Rainy weekend part two
I'm having an indoors day, so I might as well use the lull to write another post. So ... this weekend begins the smoking ban in indoor public places in England. Including pubs! Apparently 1 in 4 people smoke here - I can't decide whether I think that's a high percentage or not. Most people I know here don't smoke. Anyway, rest assured there will be belligerence and controversy. Though, locally, perhaps not as much controversy as this shocking ban will elicit. Has anyone ever been punting without booze involved? The whole ritual is based around Pimm's and champagne.
Since I'm otherwise studiously avoiding the news at the moment, I've been surfing the web for a little light entertainment. I checked out the new Rufus Wainwright video and nearly snorted Diet Coke out my nose about a minute in. (Another narrow escape for my laptop.) I've always gotten a kick out of purportedly macho men in the little unitards worn for athletic activities around the turn of the century. It reminds me of one of the many old books that has charmed me at the summer cottage in Quebec. (Only three weeks until I'll be there!) I present to you Frank Eugen Dalton and his magnum opus:
He apparently developed his own method, 'the Dalton method', which as you can see was a particularly masculine approach to swimming:
He used his (no doubt) long-suffering wife 'Mrs. Frank Eugen Dalton', she of the Pre-Raphaelite locks and grim smile, to represent the 'beginner'.

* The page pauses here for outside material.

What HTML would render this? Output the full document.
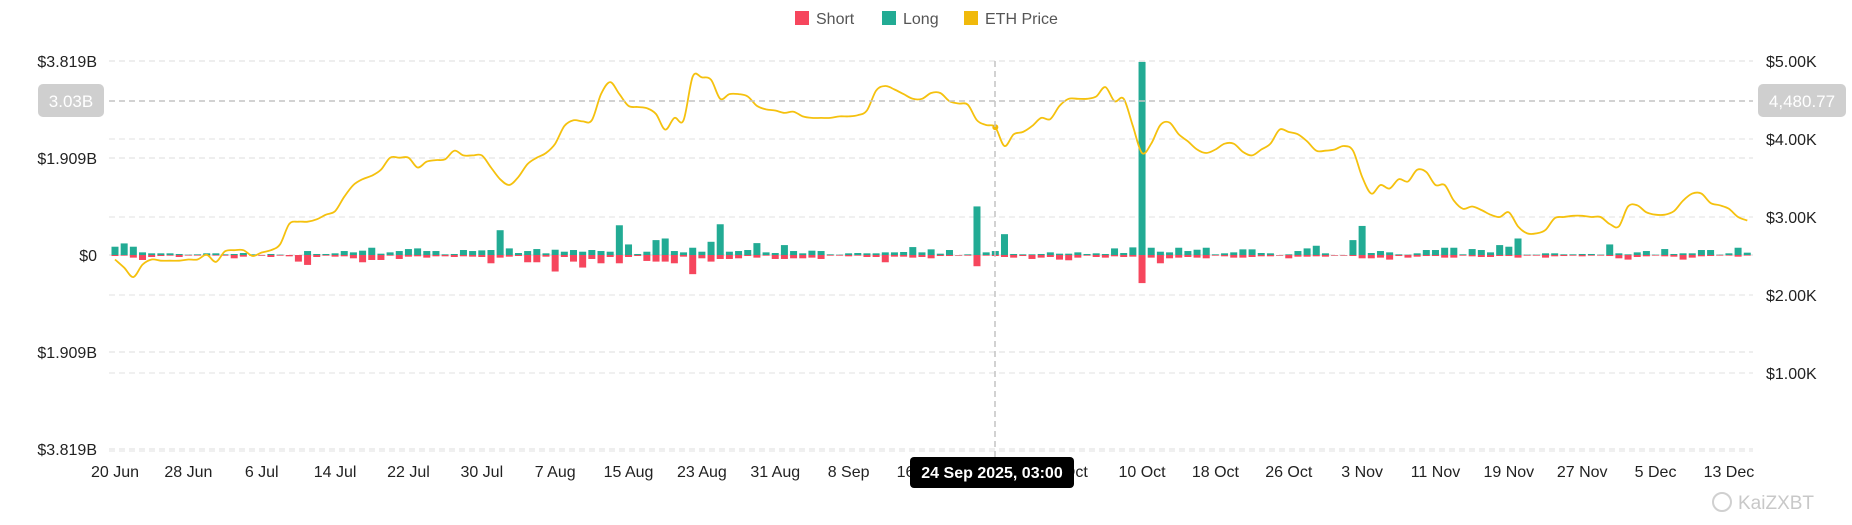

Among the many topics covered in the book is how to swim with your clothing on, an 'exciting feat guaranteed to be a hit at swimming exhibitions' and that 'never fails to inspire admiration and wonder in onlookers.' Has the fact escaped him that women always swam in a full set of heavy and hindering garments? (Including shoes!) Here's another little gem from the book: 'Swimming is a tonic alike for muscle and brain. The smallest child and the weakest woman can enjoy it equally with the strongest man.' The inside front cover of the book is inscribed with the name of a predecessor of the cottage's current owners, who would have been elderly at the time. I like to imagine a prim and proper Victorian woman, tired of fanning herself on the veranda on the hottest days, determined to learn how to swim ('scientifically', no less) in the lake just outside her door, the lake in which her children and grandchildren spent most of their time. It reminds me of how I, at the mature age of 25, finally got upright on waterskis while my twelve-year-old cousins (expert skiers themselves) encouraged me with a mixture of excitement and fear for my obviously fragile health.